[Entries with chart source code]
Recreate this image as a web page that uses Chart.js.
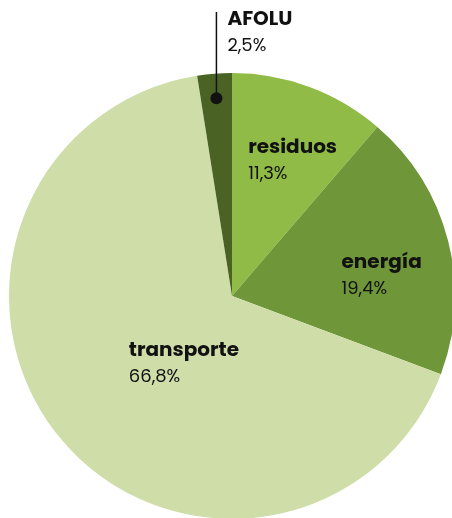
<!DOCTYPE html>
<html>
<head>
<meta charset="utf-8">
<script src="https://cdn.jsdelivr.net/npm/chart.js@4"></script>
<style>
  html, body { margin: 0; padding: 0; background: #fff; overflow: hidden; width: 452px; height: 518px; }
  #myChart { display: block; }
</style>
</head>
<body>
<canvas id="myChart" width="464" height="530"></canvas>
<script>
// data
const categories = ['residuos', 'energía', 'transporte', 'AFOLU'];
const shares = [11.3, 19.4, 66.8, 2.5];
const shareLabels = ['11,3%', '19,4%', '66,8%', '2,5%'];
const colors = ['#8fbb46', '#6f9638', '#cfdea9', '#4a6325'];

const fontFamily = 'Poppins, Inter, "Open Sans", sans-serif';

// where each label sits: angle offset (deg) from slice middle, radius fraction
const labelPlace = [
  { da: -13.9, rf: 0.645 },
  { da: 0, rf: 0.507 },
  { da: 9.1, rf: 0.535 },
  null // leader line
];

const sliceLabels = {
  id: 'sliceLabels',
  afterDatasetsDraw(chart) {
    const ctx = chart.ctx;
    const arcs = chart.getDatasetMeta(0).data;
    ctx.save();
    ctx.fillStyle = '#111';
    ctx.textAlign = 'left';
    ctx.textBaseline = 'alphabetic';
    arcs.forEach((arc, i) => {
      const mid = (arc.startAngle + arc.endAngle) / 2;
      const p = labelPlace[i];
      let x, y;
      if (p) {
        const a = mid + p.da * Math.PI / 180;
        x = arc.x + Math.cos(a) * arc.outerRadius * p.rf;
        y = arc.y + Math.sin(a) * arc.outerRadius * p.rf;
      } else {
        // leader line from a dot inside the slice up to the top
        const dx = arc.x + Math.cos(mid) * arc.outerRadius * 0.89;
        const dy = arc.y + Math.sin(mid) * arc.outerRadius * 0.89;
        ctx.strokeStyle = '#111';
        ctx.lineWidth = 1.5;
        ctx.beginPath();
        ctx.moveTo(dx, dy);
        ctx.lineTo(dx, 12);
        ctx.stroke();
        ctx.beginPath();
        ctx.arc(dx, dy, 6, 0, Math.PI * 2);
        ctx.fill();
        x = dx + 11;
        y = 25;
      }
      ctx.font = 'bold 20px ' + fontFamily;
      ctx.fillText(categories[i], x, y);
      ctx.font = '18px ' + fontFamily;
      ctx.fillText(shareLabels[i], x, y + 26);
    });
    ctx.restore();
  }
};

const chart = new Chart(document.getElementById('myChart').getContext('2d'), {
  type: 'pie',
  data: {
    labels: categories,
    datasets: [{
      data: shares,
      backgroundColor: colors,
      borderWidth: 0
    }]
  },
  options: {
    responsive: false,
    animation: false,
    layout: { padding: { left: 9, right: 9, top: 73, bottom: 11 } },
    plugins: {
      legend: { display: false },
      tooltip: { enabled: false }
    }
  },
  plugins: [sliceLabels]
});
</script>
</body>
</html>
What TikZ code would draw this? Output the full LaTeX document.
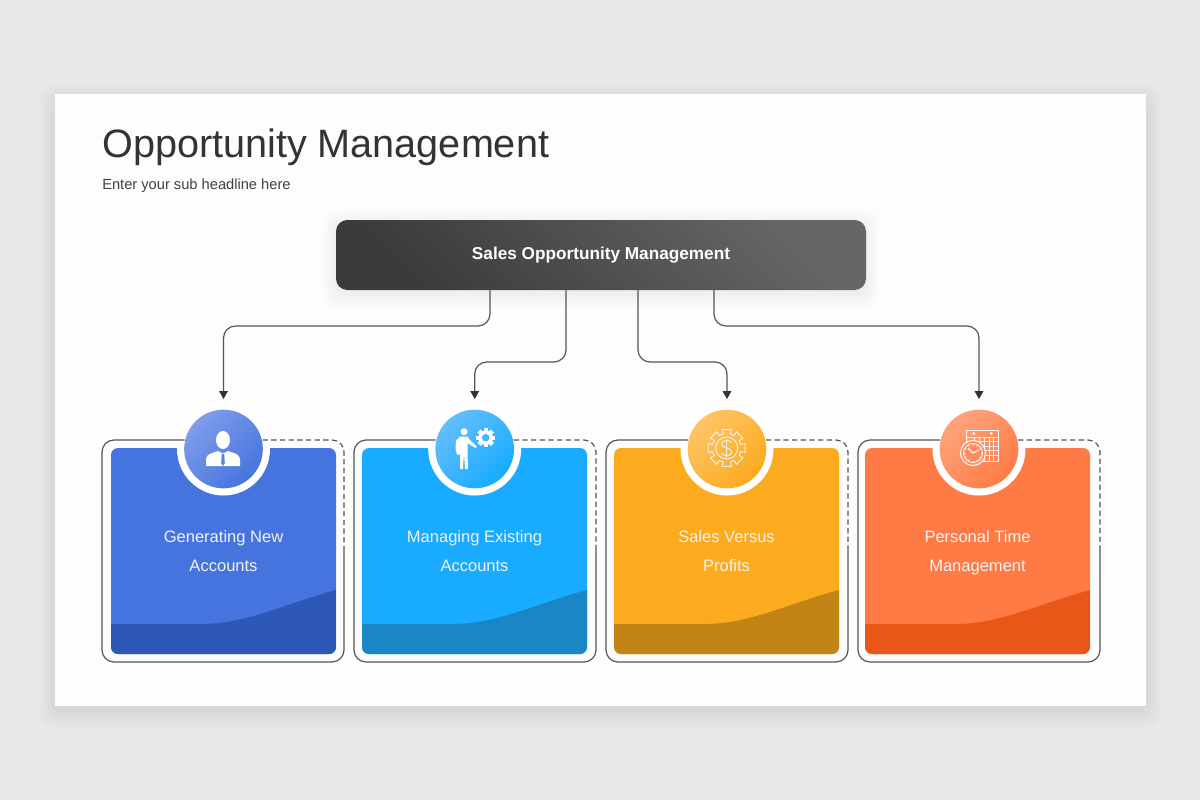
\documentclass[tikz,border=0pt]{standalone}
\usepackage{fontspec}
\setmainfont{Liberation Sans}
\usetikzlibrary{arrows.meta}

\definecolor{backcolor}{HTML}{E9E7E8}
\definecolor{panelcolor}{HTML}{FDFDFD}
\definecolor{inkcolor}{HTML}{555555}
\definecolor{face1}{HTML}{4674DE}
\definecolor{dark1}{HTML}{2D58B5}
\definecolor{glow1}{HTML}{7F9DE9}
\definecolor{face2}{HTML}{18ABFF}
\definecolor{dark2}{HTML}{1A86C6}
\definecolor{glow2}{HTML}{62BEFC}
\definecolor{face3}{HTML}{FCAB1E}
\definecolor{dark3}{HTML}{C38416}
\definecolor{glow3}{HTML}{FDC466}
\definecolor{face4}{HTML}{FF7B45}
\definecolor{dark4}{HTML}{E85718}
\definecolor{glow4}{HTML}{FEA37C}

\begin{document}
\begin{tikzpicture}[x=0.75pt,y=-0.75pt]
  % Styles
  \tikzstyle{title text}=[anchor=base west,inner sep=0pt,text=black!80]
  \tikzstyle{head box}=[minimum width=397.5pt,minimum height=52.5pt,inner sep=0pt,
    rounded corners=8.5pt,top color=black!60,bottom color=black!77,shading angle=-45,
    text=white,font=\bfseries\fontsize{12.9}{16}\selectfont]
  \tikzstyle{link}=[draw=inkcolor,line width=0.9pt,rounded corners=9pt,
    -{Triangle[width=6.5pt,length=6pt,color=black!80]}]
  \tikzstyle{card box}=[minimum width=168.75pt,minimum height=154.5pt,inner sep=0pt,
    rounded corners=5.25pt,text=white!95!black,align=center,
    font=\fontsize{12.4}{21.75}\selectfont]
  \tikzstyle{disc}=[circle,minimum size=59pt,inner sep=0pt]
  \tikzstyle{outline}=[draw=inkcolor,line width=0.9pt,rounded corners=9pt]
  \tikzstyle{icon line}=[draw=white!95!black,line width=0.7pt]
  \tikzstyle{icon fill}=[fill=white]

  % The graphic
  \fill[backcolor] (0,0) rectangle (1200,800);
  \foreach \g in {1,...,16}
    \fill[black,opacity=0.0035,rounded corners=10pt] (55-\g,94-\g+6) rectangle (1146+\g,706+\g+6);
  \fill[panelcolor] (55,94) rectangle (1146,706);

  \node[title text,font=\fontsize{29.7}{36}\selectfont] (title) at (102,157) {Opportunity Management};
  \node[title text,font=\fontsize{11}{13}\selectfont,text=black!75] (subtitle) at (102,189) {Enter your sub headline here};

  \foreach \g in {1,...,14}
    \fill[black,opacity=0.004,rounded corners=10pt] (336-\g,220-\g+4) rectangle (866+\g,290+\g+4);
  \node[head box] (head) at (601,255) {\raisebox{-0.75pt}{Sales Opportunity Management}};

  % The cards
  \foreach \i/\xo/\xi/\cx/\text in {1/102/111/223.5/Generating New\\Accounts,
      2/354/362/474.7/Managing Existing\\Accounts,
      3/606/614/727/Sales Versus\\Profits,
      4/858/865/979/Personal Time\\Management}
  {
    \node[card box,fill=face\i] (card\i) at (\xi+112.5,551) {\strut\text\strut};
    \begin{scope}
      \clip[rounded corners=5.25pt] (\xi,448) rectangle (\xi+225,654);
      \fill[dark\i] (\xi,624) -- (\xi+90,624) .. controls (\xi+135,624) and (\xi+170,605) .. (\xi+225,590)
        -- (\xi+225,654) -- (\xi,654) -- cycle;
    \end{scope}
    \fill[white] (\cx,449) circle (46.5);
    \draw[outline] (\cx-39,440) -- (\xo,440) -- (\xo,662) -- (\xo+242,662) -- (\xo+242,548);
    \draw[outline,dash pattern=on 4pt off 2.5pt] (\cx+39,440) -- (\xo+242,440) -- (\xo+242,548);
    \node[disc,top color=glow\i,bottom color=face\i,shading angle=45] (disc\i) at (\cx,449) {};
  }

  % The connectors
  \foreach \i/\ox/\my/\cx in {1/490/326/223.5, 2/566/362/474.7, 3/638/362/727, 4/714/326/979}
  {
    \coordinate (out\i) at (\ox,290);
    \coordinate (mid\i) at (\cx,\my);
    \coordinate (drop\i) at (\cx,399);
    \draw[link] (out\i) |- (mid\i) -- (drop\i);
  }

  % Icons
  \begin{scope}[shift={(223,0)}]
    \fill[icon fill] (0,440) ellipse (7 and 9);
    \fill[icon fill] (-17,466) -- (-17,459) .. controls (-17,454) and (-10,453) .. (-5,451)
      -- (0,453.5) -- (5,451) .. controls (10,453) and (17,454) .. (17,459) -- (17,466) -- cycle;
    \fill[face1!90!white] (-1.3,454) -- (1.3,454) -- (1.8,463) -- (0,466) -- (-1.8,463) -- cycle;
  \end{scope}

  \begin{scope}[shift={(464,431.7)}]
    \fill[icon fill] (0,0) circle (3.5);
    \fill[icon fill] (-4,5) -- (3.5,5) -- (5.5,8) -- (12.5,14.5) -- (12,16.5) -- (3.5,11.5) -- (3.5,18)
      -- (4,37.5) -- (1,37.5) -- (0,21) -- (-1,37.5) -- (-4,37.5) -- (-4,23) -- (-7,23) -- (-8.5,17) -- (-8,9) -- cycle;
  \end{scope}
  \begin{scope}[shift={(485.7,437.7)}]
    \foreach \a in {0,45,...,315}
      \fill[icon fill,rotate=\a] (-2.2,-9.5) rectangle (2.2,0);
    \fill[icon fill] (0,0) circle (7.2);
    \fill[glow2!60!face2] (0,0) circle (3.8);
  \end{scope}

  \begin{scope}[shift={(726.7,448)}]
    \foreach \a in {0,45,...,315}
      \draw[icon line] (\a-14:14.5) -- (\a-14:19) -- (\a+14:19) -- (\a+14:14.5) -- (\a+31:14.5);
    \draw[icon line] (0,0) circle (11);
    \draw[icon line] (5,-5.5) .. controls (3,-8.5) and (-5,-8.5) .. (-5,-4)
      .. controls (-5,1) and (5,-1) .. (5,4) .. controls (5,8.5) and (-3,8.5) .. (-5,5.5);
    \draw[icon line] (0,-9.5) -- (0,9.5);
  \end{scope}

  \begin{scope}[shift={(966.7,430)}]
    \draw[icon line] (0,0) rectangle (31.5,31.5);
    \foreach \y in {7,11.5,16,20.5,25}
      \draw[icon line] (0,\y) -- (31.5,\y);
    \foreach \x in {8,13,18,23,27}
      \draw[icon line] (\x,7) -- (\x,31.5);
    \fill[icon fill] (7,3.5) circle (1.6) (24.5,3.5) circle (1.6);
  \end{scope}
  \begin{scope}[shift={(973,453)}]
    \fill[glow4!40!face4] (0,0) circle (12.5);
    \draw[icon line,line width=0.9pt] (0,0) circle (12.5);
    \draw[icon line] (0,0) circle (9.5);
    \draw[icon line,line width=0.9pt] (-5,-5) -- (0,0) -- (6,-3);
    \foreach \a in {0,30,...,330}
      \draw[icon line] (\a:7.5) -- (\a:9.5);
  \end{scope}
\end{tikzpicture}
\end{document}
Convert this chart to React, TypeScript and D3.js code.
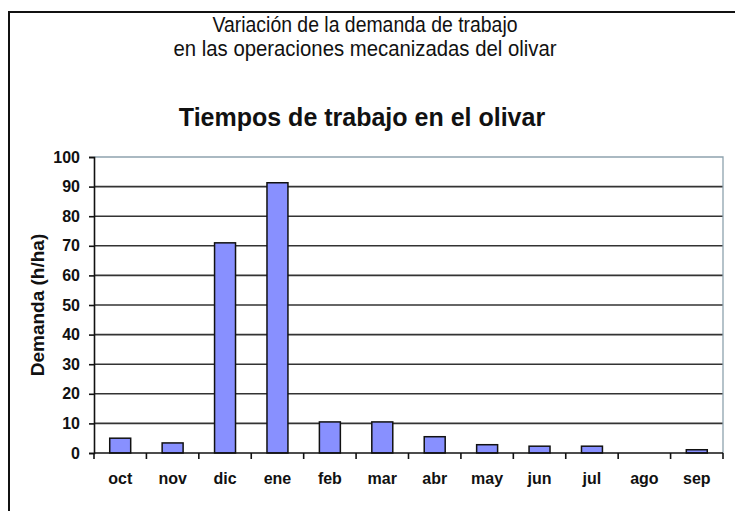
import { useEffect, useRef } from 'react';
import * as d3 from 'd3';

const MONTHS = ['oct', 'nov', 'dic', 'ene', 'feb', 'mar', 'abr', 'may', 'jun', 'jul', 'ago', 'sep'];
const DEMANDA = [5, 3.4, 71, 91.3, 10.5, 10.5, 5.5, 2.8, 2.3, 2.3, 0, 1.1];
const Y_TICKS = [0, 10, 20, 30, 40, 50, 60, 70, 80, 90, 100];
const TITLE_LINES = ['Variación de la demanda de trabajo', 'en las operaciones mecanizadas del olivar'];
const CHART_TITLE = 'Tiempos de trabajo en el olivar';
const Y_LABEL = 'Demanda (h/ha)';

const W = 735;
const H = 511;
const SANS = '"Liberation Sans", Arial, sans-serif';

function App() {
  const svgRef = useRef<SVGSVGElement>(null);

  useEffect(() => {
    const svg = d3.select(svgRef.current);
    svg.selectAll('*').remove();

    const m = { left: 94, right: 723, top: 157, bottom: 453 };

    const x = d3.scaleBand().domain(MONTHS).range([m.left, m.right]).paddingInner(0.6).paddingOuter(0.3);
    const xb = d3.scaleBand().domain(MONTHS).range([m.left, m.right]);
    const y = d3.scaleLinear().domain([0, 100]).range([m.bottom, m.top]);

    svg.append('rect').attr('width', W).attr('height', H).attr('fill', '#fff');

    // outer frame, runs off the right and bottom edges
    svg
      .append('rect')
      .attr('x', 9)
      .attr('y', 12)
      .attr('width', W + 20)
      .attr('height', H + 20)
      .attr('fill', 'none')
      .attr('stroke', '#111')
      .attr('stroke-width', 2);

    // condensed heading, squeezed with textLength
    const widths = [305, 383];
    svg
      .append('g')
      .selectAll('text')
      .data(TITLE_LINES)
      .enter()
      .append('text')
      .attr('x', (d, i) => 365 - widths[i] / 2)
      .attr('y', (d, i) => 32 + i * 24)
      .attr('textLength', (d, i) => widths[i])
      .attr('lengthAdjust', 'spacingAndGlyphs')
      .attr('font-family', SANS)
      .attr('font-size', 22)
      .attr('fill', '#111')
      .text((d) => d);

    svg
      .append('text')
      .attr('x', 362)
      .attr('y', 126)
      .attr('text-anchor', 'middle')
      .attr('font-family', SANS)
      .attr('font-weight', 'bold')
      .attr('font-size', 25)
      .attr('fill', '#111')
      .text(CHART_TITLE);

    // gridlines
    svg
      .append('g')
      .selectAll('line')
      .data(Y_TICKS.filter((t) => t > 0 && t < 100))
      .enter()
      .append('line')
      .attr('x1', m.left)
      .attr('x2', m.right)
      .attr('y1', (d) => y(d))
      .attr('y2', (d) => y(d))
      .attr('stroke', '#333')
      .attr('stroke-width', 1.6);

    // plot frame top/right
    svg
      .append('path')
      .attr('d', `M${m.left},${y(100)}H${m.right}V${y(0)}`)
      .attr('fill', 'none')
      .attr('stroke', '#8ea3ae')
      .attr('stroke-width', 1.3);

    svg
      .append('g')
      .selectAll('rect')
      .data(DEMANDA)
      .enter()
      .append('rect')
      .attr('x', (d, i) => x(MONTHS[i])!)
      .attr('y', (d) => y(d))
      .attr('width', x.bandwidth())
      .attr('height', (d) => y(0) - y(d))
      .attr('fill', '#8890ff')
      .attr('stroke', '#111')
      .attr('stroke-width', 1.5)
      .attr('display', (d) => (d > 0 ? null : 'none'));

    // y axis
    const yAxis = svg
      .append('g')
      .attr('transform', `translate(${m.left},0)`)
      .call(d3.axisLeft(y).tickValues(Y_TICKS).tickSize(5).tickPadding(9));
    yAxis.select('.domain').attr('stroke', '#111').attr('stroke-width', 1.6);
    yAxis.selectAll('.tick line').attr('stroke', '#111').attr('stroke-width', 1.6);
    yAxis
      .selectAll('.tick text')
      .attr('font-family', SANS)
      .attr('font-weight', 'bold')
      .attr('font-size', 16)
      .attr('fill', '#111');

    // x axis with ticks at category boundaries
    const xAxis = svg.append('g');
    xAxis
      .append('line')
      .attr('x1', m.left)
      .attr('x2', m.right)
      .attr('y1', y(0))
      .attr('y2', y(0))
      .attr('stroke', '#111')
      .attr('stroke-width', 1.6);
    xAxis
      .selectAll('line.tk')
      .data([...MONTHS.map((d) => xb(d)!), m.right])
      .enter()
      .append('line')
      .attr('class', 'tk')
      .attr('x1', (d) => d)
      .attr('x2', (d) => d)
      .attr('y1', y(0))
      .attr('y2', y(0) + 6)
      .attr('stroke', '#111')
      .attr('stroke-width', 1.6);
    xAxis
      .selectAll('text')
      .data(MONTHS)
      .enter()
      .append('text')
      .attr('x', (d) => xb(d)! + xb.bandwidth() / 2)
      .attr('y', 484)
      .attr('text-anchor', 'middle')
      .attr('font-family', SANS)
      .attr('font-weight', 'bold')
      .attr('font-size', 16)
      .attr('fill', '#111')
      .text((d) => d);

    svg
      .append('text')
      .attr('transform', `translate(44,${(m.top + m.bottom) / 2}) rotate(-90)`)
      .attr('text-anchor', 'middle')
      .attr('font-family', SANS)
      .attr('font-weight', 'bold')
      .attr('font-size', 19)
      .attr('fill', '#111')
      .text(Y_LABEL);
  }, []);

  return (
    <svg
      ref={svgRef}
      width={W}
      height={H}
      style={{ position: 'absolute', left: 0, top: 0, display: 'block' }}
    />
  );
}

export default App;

> [YOUR OBJECTIVE]:
Reproduce exactly the run of lines that opens the listing and closes with the line holding "const colors = ['#8fbb46', '#6f9638', '#cfdea9', '#4a6325'];". Pictures are excluded.

> [TASK ANSWER]:
Recreate this image as a web page that uses Chart.js.
<!DOCTYPE html>
<html>
<head>
<meta charset="utf-8">
<script src="https://cdn.jsdelivr.net/npm/chart.js@4"></script>
<style>
  html, body { margin: 0; padding: 0; background: #fff; overflow: hidden; width: 452px; height: 518px; }
  #myChart { display: block; }
</style>
</head>
<body>
<canvas id="myChart" width="464" height="530"></canvas>
<script>
// data
const categories = ['residuos', 'energía', 'transporte', 'AFOLU'];
const shares = [11.3, 19.4, 66.8, 2.5];
const shareLabels = ['11,3%', '19,4%', '66,8%', '2,5%'];
const colors = ['#8fbb46', '#6f9638', '#cfdea9', '#4a6325'];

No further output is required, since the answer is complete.